(Records)
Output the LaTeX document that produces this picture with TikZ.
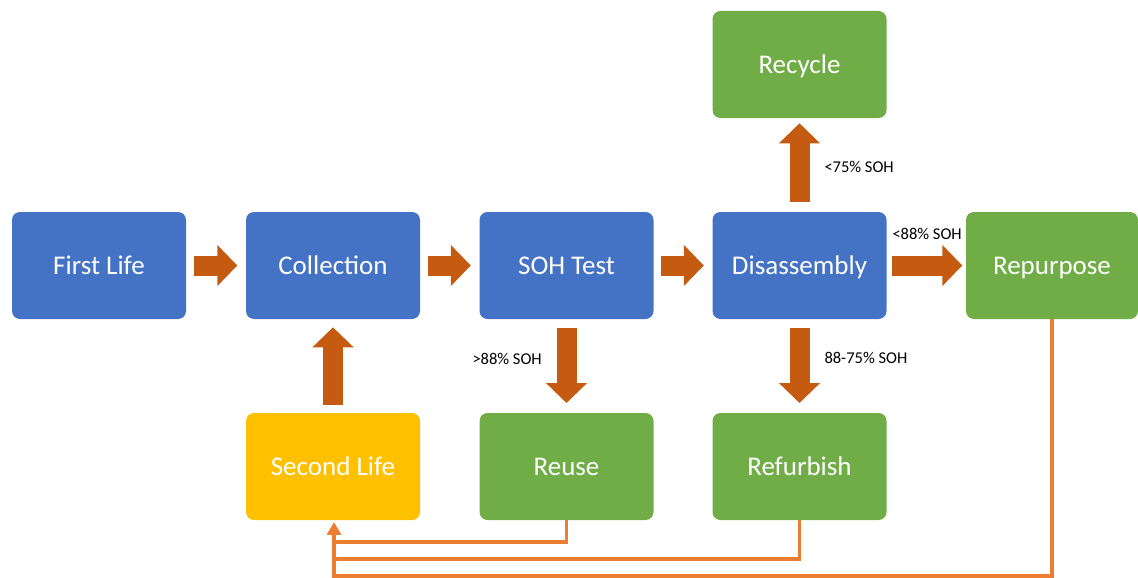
\documentclass[tikz,border=0pt]{standalone}
\usepackage{fontspec}
\setmainfont{Carlito}
\usetikzlibrary{arrows.meta,calc}
\definecolor{bblue}{HTML}{4472C4}
\definecolor{bgreen}{HTML}{70AD47}
\definecolor{byellow}{HTML}{FFC000}
\definecolor{barrow}{HTML}{C55A11}
\definecolor{bline}{HTML}{ED7D31}
\begin{document}
\begin{tikzpicture}[x=1pt,y=-1pt,
  box/.style={rounded corners=8pt, minimum width=174pt, minimum height=107pt,
    inner sep=0pt, outer sep=0pt, text=white, font=\fontsize{27}{30}\selectfont,
    text height=17.5pt, text depth=0pt},
  bluebox/.style={box, fill=bblue},
  greenbox/.style={box, fill=bgreen},
  yellowbox/.style={box, fill=byellow},
  blockarrow/.style={draw=barrow, line width=20pt,
    -{Triangle[width=40pt,length=20pt]}, barrow},
  feedback/.style={draw=bline, line width=3.2pt,
    -{Triangle[width=13pt,length=12pt]}, shorten >=2.5pt},
  lbl/.style={anchor=base west, inner sep=0pt, font=\fontsize{16.5}{18}\selectfont, text=black}
]
\useasboundingbox (0,0) rectangle (1138,578);

% nodes
\node[bluebox] (first) at (99,265.5) {First Life};
\node[bluebox] (coll) at (333,265.5) {Collection};
\node[bluebox] (soh) at (566.5,265.5) {SOH Test};
\node[bluebox] (dis) at (799.5,265.5) {Disassembly};
\node[greenbox, minimum width=172pt] (rep) at (1052,265.5) {Repurpose};
\node[greenbox] (rec) at (799.5,64.5) {Recycle};
\node[yellowbox] (second) at (333,466.5) {Second Life};
\node[greenbox] (reuse) at (566.5,466.5) {Reuse};
\node[greenbox] (refurb) at (799.5,466.5) {Refurbish};

% block arrows
\draw[blockarrow] ($(first.east)+(8,0)$) -- ($(coll.west)+(-8.7,0)$);
\draw[blockarrow] ($(coll.east)+(8,0)$) -- ($(soh.west)+(-8.7,0)$);
\draw[blockarrow] ($(soh.east)+(7,0)$) -- ($(dis.west)+(-8.7,0)$);
\draw[blockarrow] ($(dis.east)+(5.5,0)$) -- ($(rep.west)+(-3.7,0)$);
\draw[blockarrow] ($(second.north)+(0,-8)$) -- ($(coll.south)+(0,8.3)$);
\draw[blockarrow] ($(dis.north)+(0,-9.7)$) -- ($(rec.south)+(0,5.3)$);
\draw[blockarrow] ($(soh.south)+(0,9)$) -- ($(reuse.north)+(0,-10)$);
\draw[blockarrow] ($(dis.south)+(0,9)$) -- ($(refurb.north)+(0,-10)$);

% labels
\node[lbl] (l1) at (472.3,364.3) {>88\% SOH};
\node[lbl] (l2) at (824.3,172.7) {<75\% SOH};
\node[lbl] (l3) at (892.3,239.3) {<88\% SOH};
\node[lbl] (l4) at (824.3,363.3) {88-75\% SOH};

% feedback connectors
\coordinate (c1) at (334,542);
\coordinate (c2) at (334,559);
\coordinate (c3) at (334,576);
\draw[feedback] (reuse.south) |- (c1) -- (c1 |- second.south);
\draw[feedback] (refurb.south) |- (c2) -- (c2 |- second.south);
\draw[feedback] (rep.south) |- (c3) -- (c3 |- second.south);
\end{tikzpicture}
\end{document}
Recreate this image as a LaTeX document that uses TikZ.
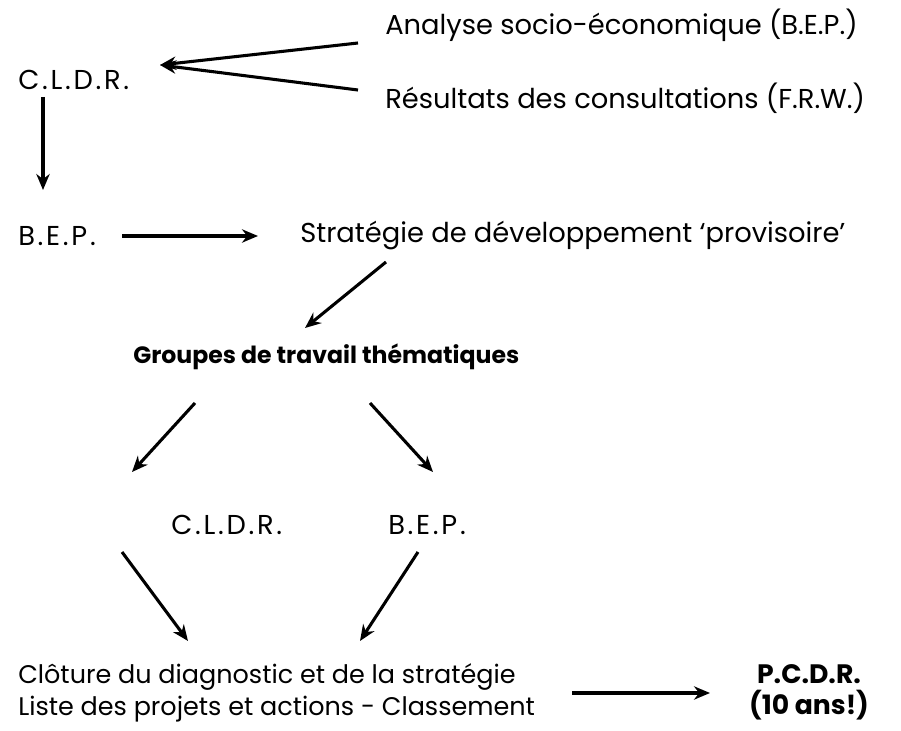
\documentclass[tikz,border=0pt]{standalone}
\usepackage{fontspec}
\setmainfont{Poppins}
\usetikzlibrary{arrows.meta}
\tikzset{
  txt/.style={anchor=west,inner sep=0pt,font=\fontsize{20.5}{23.5}\selectfont},
  sigle/.style={txt,font=\fontsize{20.5}{23.5}\selectfont\addfontfeature{LetterSpace=10}},
  btxt/.style={anchor=west,inner sep=0pt,font=\fontsize{17.7}{23.5}\selectfont\bfseries},
  fleche/.style={line width=2.3pt,-{Stealth[length=12pt,width=10pt]}}
}
\begin{document}
\begin{tikzpicture}[x=0.75pt,y=-0.75pt]
  \useasboundingbox (0,0) rectangle (901,731);
  % premiere ligne
  \node[sigle] (cldrA) at (18,80) {C.L.D.R.};
  \node[txt] (analyse) at (385,25) {Analyse socio-économique (B.E.P.)};
  \node[txt] (resultats) at (385,98) {Résultats des consultations (F.R.W.)};
  \coordinate (cA) at (160,65);
  \coordinate (a1) at (358,43);
  \coordinate (a2) at (358,90);
  \draw[fleche] (a1) -- (cA);
  \draw[fleche] (a2) -- (cA);
  % B.E.P. et strategie
  \node[sigle] (bepA) at (18,236) {B.E.P.};
  \node[txt] (strat) at (300,236) {Stratégie de développement ‘provisoire’};
  \coordinate (c1) at (43,97);
  \coordinate (c2) at (43,190);
  \draw[fleche] (c1) -- (c2);
  \coordinate (b1) at (122,236);
  \coordinate (b2) at (258,236);
  \draw[fleche] (b1) -- (b2);
  \coordinate (s1) at (386,262);
  \coordinate (s2) at (305,328);
  \draw[fleche] (s1) -- (s2);
  % groupes
  \node[btxt] (groupes) at (133,357) {Groupes de travail thématiques};
  \coordinate (g1) at (195,403);
  \coordinate (g2) at (132,472);
  \coordinate (g3) at (370,403);
  \coordinate (g4) at (433,472);
  \draw[fleche] (g1) -- (g2);
  \draw[fleche] (g3) -- (g4);
  \node[sigle] (cldrB) at (171,525) {C.L.D.R.};
  \node[sigle] (bepB) at (388,525) {B.E.P.};
  \coordinate (d1) at (122,552);
  \coordinate (d2) at (188,641);
  \coordinate (d3) at (418,552);
  \coordinate (d4) at (360,641);
  \draw[fleche] (d1) -- (d2);
  \draw[fleche] (d3) -- (d4);
  % cloture
  \node[txt,align=left,font=\fontsize{19.1}{23.5}\selectfont] (cloture) at (18,693) {Clôture du diagnostic et de la stratégie\\Liste des projets et actions - Classement};
  \node[btxt,anchor=center,align=center,font=\fontsize{20}{23.5}\selectfont\bfseries] (pcdr) at (809,692) {P.C.D.R.\\(10 ans!)};
  \coordinate (e1) at (572,693);
  \coordinate (e2) at (710,693);
  \draw[fleche] (e1) -- (e2);
\end{tikzpicture}
\end{document}
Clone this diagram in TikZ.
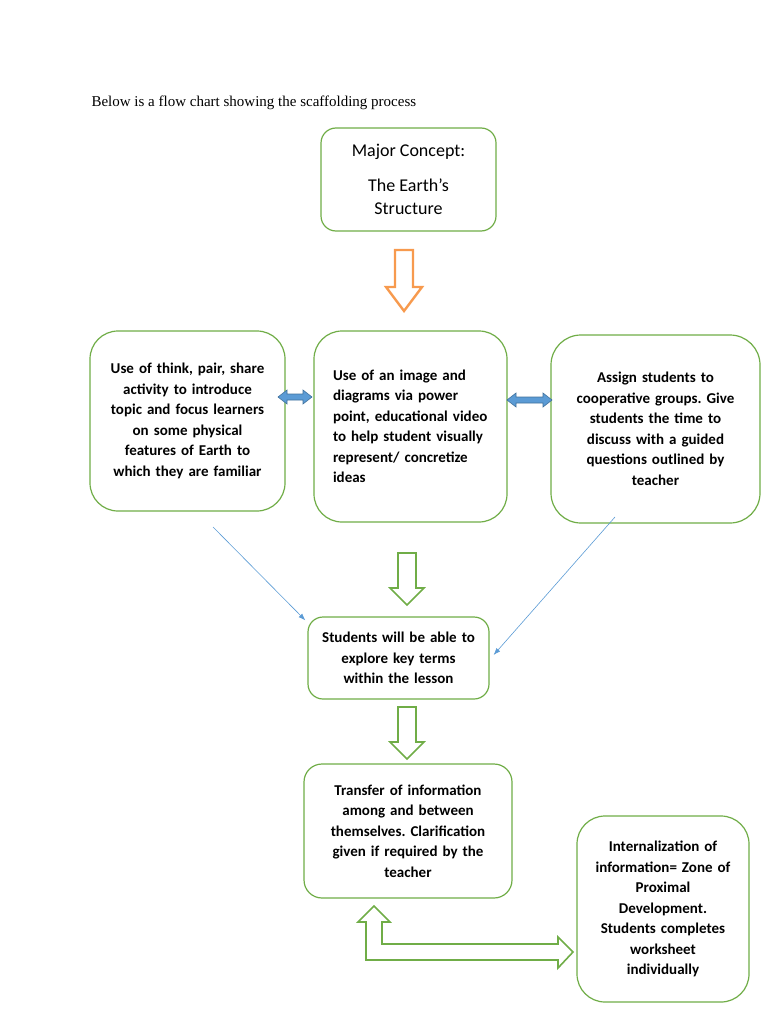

* _Task requirements_:
Without the pictures, restate each entry exactly.

* _Final result_:
Output the LaTeX document that produces this picture with TikZ.
\documentclass[tikz,border=0pt]{standalone}
\usepackage{fontspec}
\setmainfont{Carlito}
\usetikzlibrary{arrows.meta,calc}
\definecolor{bblue}{HTML}{4472C4}
\definecolor{bgreen}{HTML}{70AD47}
\definecolor{byellow}{HTML}{FFC000}
\definecolor{barrow}{HTML}{C55A11}
\definecolor{bline}{HTML}{ED7D31}
\begin{document}
\begin{tikzpicture}[x=1pt,y=-1pt,
  box/.style={rounded corners=8pt, minimum width=174pt, minimum height=107pt,
    inner sep=0pt, outer sep=0pt, text=white, font=\fontsize{27}{30}\selectfont,
    text height=17.5pt, text depth=0pt},
  bluebox/.style={box, fill=bblue},
  greenbox/.style={box, fill=bgreen},
  yellowbox/.style={box, fill=byellow},
  blockarrow/.style={draw=barrow, line width=20pt,
    -{Triangle[width=40pt,length=20pt]}, barrow},
  feedback/.style={draw=bline, line width=3.2pt,
    -{Triangle[width=13pt,length=12pt]}, shorten >=2.5pt},
  lbl/.style={anchor=base west, inner sep=0pt, font=\fontsize{16.5}{18}\selectfont, text=black}
]
\useasboundingbox (0,0) rectangle (1138,578);

% nodes
\node[bluebox] (first) at (99,265.5) {First Life};
\node[bluebox] (coll) at (333,265.5) {Collection};
\node[bluebox] (soh) at (566.5,265.5) {SOH Test};
\node[bluebox] (dis) at (799.5,265.5) {Disassembly};
\node[greenbox, minimum width=172pt] (rep) at (1052,265.5) {Repurpose};
\node[greenbox] (rec) at (799.5,64.5) {Recycle};
\node[yellowbox] (second) at (333,466.5) {Second Life};
\node[greenbox] (reuse) at (566.5,466.5) {Reuse};
\node[greenbox] (refurb) at (799.5,466.5) {Refurbish};

% block arrows
\draw[blockarrow] ($(first.east)+(8,0)$) -- ($(coll.west)+(-8.7,0)$);
\draw[blockarrow] ($(coll.east)+(8,0)$) -- ($(soh.west)+(-8.7,0)$);
\draw[blockarrow] ($(soh.east)+(7,0)$) -- ($(dis.west)+(-8.7,0)$);
\draw[blockarrow] ($(dis.east)+(5.5,0)$) -- ($(rep.west)+(-3.7,0)$);
\draw[blockarrow] ($(second.north)+(0,-8)$) -- ($(coll.south)+(0,8.3)$);
\draw[blockarrow] ($(dis.north)+(0,-9.7)$) -- ($(rec.south)+(0,5.3)$);
\draw[blockarrow] ($(soh.south)+(0,9)$) -- ($(reuse.north)+(0,-10)$);
\draw[blockarrow] ($(dis.south)+(0,9)$) -- ($(refurb.north)+(0,-10)$);

% labels
\node[lbl] (l1) at (472.3,364.3) {>88\% SOH};
\node[lbl] (l2) at (824.3,172.7) {<75\% SOH};
\node[lbl] (l3) at (892.3,239.3) {<88\% SOH};
\node[lbl] (l4) at (824.3,363.3) {88-75\% SOH};

% feedback connectors
\coordinate (c1) at (334,542);
\coordinate (c2) at (334,559);
\coordinate (c3) at (334,576);
\draw[feedback] (reuse.south) |- (c1) -- (c1 |- second.south);
\draw[feedback] (refurb.south) |- (c2) -- (c2 |- second.south);
\draw[feedback] (rep.south) |- (c3) -- (c3 |- second.south);
\end{tikzpicture}
\end{document}
Recreate this image as a LaTeX document that uses TikZ.
\documentclass[tikz,border=0pt]{standalone}
\usepackage{fontspec}
\setmainfont{Poppins}
\usetikzlibrary{arrows.meta}
\tikzset{
  txt/.style={anchor=west,inner sep=0pt,font=\fontsize{20.5}{23.5}\selectfont},
  sigle/.style={txt,font=\fontsize{20.5}{23.5}\selectfont\addfontfeature{LetterSpace=10}},
  btxt/.style={anchor=west,inner sep=0pt,font=\fontsize{17.7}{23.5}\selectfont\bfseries},
  fleche/.style={line width=2.3pt,-{Stealth[length=12pt,width=10pt]}}
}
\begin{document}
\begin{tikzpicture}[x=0.75pt,y=-0.75pt]
  \useasboundingbox (0,0) rectangle (901,731);
  % premiere ligne
  \node[sigle] (cldrA) at (18,80) {C.L.D.R.};
  \node[txt] (analyse) at (385,25) {Analyse socio-économique (B.E.P.)};
  \node[txt] (resultats) at (385,98) {Résultats des consultations (F.R.W.)};
  \coordinate (cA) at (160,65);
  \coordinate (a1) at (358,43);
  \coordinate (a2) at (358,90);
  \draw[fleche] (a1) -- (cA);
  \draw[fleche] (a2) -- (cA);
  % B.E.P. et strategie
  \node[sigle] (bepA) at (18,236) {B.E.P.};
  \node[txt] (strat) at (300,236) {Stratégie de développement ‘provisoire’};
  \coordinate (c1) at (43,97);
  \coordinate (c2) at (43,190);
  \draw[fleche] (c1) -- (c2);
  \coordinate (b1) at (122,236);
  \coordinate (b2) at (258,236);
  \draw[fleche] (b1) -- (b2);
  \coordinate (s1) at (386,262);
  \coordinate (s2) at (305,328);
  \draw[fleche] (s1) -- (s2);
  % groupes
  \node[btxt] (groupes) at (133,357) {Groupes de travail thématiques};
  \coordinate (g1) at (195,403);
  \coordinate (g2) at (132,472);
  \coordinate (g3) at (370,403);
  \coordinate (g4) at (433,472);
  \draw[fleche] (g1) -- (g2);
  \draw[fleche] (g3) -- (g4);
  \node[sigle] (cldrB) at (171,525) {C.L.D.R.};
  \node[sigle] (bepB) at (388,525) {B.E.P.};
  \coordinate (d1) at (122,552);
  \coordinate (d2) at (188,641);
  \coordinate (d3) at (418,552);
  \coordinate (d4) at (360,641);
  \draw[fleche] (d1) -- (d2);
  \draw[fleche] (d3) -- (d4);
  % cloture
  \node[txt,align=left,font=\fontsize{19.1}{23.5}\selectfont] (cloture) at (18,693) {Clôture du diagnostic et de la stratégie\\Liste des projets et actions - Classement};
  \node[btxt,anchor=center,align=center,font=\fontsize{20}{23.5}\selectfont\bfseries] (pcdr) at (809,692) {P.C.D.R.\\(10 ans!)};
  \coordinate (e1) at (572,693);
  \coordinate (e2) at (710,693);
  \draw[fleche] (e1) -- (e2);
\end{tikzpicture}
\end{document}
Clone this diagram in TikZ.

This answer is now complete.